Analysis of the Guarantee

The court analyzed the relationship between the debtor corporation and the Duncan Goodell Realty Company, emphasizing that the realty company effectively functioned as a subsidiary of the debtor. The realty company was created explicitly to manage property essential to the debtor's business and was financed by the debtor corporation itself. The presence of common officers and directors further reinforced the close connection between the two entities, leading the court to conclude that the guarantee was not merely an external obligation but rather an act of protecting the debtor's own interests. The court noted that the funds from the loan secured by the guarantee were used to construct a building that the debtor corporation occupied as its new place of business, which added to the rationale that the guarantee was integral to the debtor's operations. This context demonstrated that the guarantee was indeed within the scope of the debtor corporation's legitimate corporate powers.

Precedent Supporting Corporate Guarantees

The court referenced several precedents where corporate guarantees were deemed valid under similar circumstances. In particular, it cited the case of American Surety Company v. 14 Canal Street, Inc., where a parent corporation was allowed to indemnify obligations of its wholly-owned subsidiary as this was deemed necessary to protect the parent’s investment. The court highlighted that the rationale behind such rulings is the need for corporations to ensure their subsidiaries can fulfill obligations that protect the parent’s interests. The court also pointed out that the doctrine of purchase-money resulting trusts could apply, indicating that the debtor had equitable ownership of the shares in the realty company, even if not legally held. This doctrine further supported the argument that the relationship between the corporations justified the guarantee as an appropriate and necessary action for the debtor.

Distinctions Made by the Trustee

The trustee argued that the case differed from established precedents because the debtor did not own the stock of the realty company outright, as the stock was held by the individual stockholders of the debtor. However, the court found that this distinction was not significant given the circumstances surrounding the formation and operation of the realty company. The referee had determined that the stock, although issued to individual stockholders, was effectively funded by the debtor, creating a strong presumption of a resulting trust in favor of the debtor. The court concluded that the trustee's argument failed to recognize the underlying reality of the corporate structure and the purpose for which the realty company was established.

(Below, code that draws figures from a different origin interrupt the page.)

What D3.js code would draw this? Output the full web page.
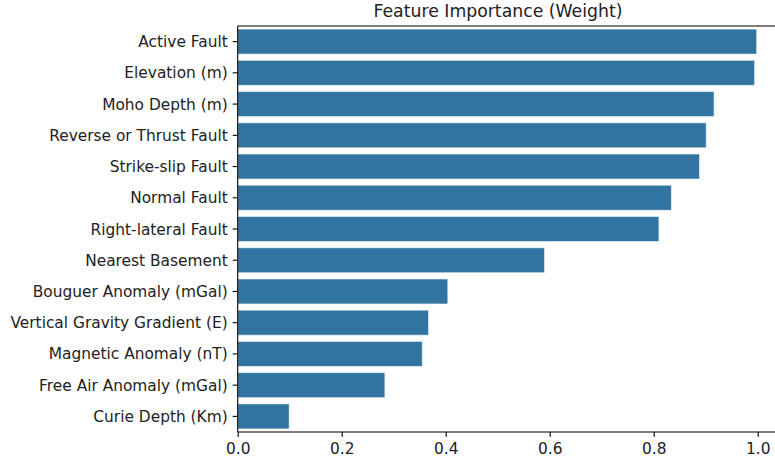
<!DOCTYPE html>
<html><head><meta charset="utf-8">
<script src="https://cdn.jsdelivr.net/npm/d3@7"></script>
<style>body{margin:0;background:#fff;} svg{display:block;}</style>
</head><body>
<svg id="chart" width="775" height="464"></svg>
<script>
const categories = ["Active Fault","Elevation (m)","Moho Depth (m)","Reverse or Thrust Fault","Strike-slip Fault","Normal Fault","Right-lateral Fault","Nearest Basement","Bouguer Anomaly (mGal)","Vertical Gravity Gradient (E)","Magnetic Anomaly (nT)","Free Air Anomaly (mGal)","Curie Depth (Km)"];
const values = [0.998, 0.994, 0.916, 0.901, 0.888, 0.834, 0.810, 0.590, 0.404, 0.367, 0.355, 0.283, 0.099];
const xTicks = [0.0, 0.2, 0.4, 0.6, 0.8, 1.0];
const title = "Feature Importance (Weight)";

const svg = d3.select("#chart");
const m = {left: 237.7, top: 26, bottom: 432, right: 783.7};
const x = d3.scaleLinear().domain([0, 1.05]).range([m.left, m.right]);
const y = d3.scaleBand().domain(categories).range([m.top, m.bottom]).paddingInner(0.2).paddingOuter(0.1);
const font = "'DejaVu Sans', sans-serif";
const data = categories.map((c, i) => ({c, v: values[i]}));

svg.append("g").selectAll("rect").data(data).join("rect")
  .attr("x", x(0)).attr("y", d => y(d.c))
  .attr("width", d => x(d.v) - x(0)).attr("height", y.bandwidth())
  .attr("fill", "#3274a1").attr("stroke", "#ffffff").attr("stroke-opacity", 0.55).attr("stroke-width", 1);

// x axis
const xa = svg.append("g").attr("transform", `translate(0,${m.bottom})`)
  .call(d3.axisBottom(x).tickValues(xTicks).tickFormat(d3.format(".1f")).tickSize(5).tickPadding(6));
xa.select(".domain").remove();
xa.selectAll("line").attr("stroke", "#000").attr("stroke-width", 1.1);
xa.selectAll("text").attr("font-family", font).attr("font-size", 15.4).attr("fill", "#222");

// y axis
const ya = svg.append("g").attr("transform", `translate(${m.left},0)`)
  .call(d3.axisLeft(y).tickSize(5).tickPadding(5));
ya.select(".domain").remove();
ya.selectAll("line").attr("stroke", "#000").attr("stroke-width", 1.1);
ya.selectAll("text").attr("font-family", font).attr("font-size", 15.4).attr("fill", "#222").attr("dy", "0.36em");

// spines
svg.append("line").attr("x1", m.left).attr("x2", m.left).attr("y1", m.top).attr("y2", m.bottom).attr("stroke", "#000").attr("stroke-width", 1.1);
svg.append("line").attr("x1", m.left).attr("x2", m.right).attr("y1", m.bottom).attr("y2", m.bottom).attr("stroke", "#000").attr("stroke-width", 1.1);
svg.append("line").attr("x1", m.left).attr("x2", m.right).attr("y1", m.top).attr("y2", m.top).attr("stroke", "#000").attr("stroke-width", 1.1);
svg.append("line").attr("x1", m.right).attr("x2", m.right).attr("y1", m.top).attr("y2", m.bottom).attr("stroke", "#000").attr("stroke-width", 1.1);

svg.append("text").attr("x", 498).attr("y", 17).attr("text-anchor", "middle")
  .attr("font-family", font).attr("font-size", 17.3).attr("fill", "#222").text(title);
</script>
</body></html>
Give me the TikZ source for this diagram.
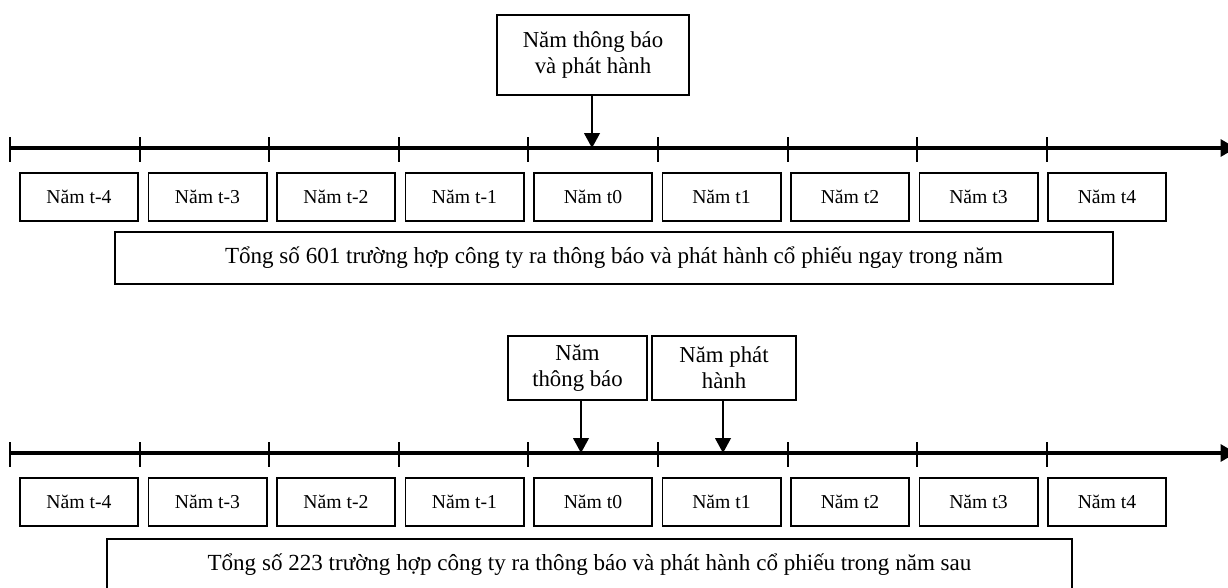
\documentclass[tikz,border=0pt]{standalone}
\usepackage{fontspec}
\setmainfont{Liberation Serif}
\usetikzlibrary{arrows.meta}
\tikzset{
  axis/.style={line width=2.6pt, -{Triangle[length=11pt,width=12pt]}},
  tickline/.style={line width=1.4pt},
  yearbox/.style={draw, line width=1.4pt, minimum width=2.95cm, minimum height=1.2cm, font=\fontsize{14}{16}\selectfont},
  infobox/.style={draw, line width=1.4pt, align=center, font=\fontsize{16.2}{18.5}\selectfont},
  sumbox/.style={draw, line width=1.4pt, font=\fontsize{16.4}{18.5}\selectfont},
  pointer/.style={line width=1.4pt, -{Triangle[length=10.5pt,width=11pt]}}
}
\begin{document}
\begin{tikzpicture}[x=0.025cm,y=-0.025cm]
  \useasboundingbox (0,0) rectangle (1228,587);
  % upper timeline
  \coordinate (a1s) at (10,148);
  \coordinate (a1e) at (1236,148);
  \draw[axis] (a1s) -- (a1e);
  \foreach \i in {0,...,8}
    \draw[tickline] (10+129.6*\i,137) -- (10+129.6*\i,162);
  \foreach \lab [count=\i from 0] in {t-4,t-3,t-2,t-1,t0,t1,t2,t3,t4}
    \node[yearbox] (ya\i) at (79+128.5*\i,197) {Năm \lab};
  \node[infobox, minimum width=4.8cm, minimum height=2cm] (both) at (593,55) {Năm thông báo\\và phát hành};
  \coordinate (p1) at (592,148);
  \draw[pointer] (both.south -| p1) -- (p1);
  \node[sumbox, minimum width=24.95cm, minimum height=1.3cm] (sum1) at (614,258) {Tổng số 601 trường hợp công ty ra thông báo và phát hành cổ phiếu ngay trong năm};
  % lower timeline
  \coordinate (a2s) at (10,453);
  \coordinate (a2e) at (1236,453);
  \draw[axis] (a2s) -- (a2e);
  \foreach \i in {0,...,8}
    \draw[tickline] (10+129.6*\i,442) -- (10+129.6*\i,467);
  \foreach \lab [count=\i from 0] in {t-4,t-3,t-2,t-1,t0,t1,t2,t3,t4}
    \node[yearbox] (yb\i) at (79+128.5*\i,502) {Năm \lab};
  \node[infobox, minimum width=3.475cm, minimum height=1.6cm] (ann) at (577.5,368) {Năm\\thông báo};
  \node[infobox, minimum width=3.6cm, minimum height=1.6cm] (iss) at (724,368) {Năm phát\\hành};
  \coordinate (p2) at (581,453);
  \coordinate (p3) at (723,453);
  \draw[pointer] (ann.south -| p2) -- (p2);
  \draw[pointer] (iss.south -| p3) -- (p3);
  \node[sumbox, minimum width=24.125cm, minimum height=1.3cm] (sum2) at (589.5,565) {Tổng số 223 trường hợp công ty ra thông báo và phát hành cổ phiếu trong năm sau};
\end{tikzpicture}
\end{document}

The interconnectedness of the two corporations and the reliance on the guarantee to manage their financial responsibilities were critical in affirming the referee's ruling.

Conclusion and Affirmation of the Referee's Order

Ultimately, the court affirmed the referee's order, validating the guarantee as a legitimate corporate act within the debtor's powers. The ruling reinforced the principle that a corporation could undertake actions that, while not explicitly defined in its charter, are necessary for the protection and management of its interests. The court emphasized that the nature of the corporate relationship and the specific circumstances surrounding the guarantee enabled it to fall within the permissible scope of corporate actions under Massachusetts law. Thus, the court upheld the claim of the estate of Theodore T. Ellis, allowing the full amount due under the guarantee to be recognized and enforced. This decision underscored the importance of understanding corporate relationships and the flexibility of corporate powers when considering the legality of guarantees and similar obligations.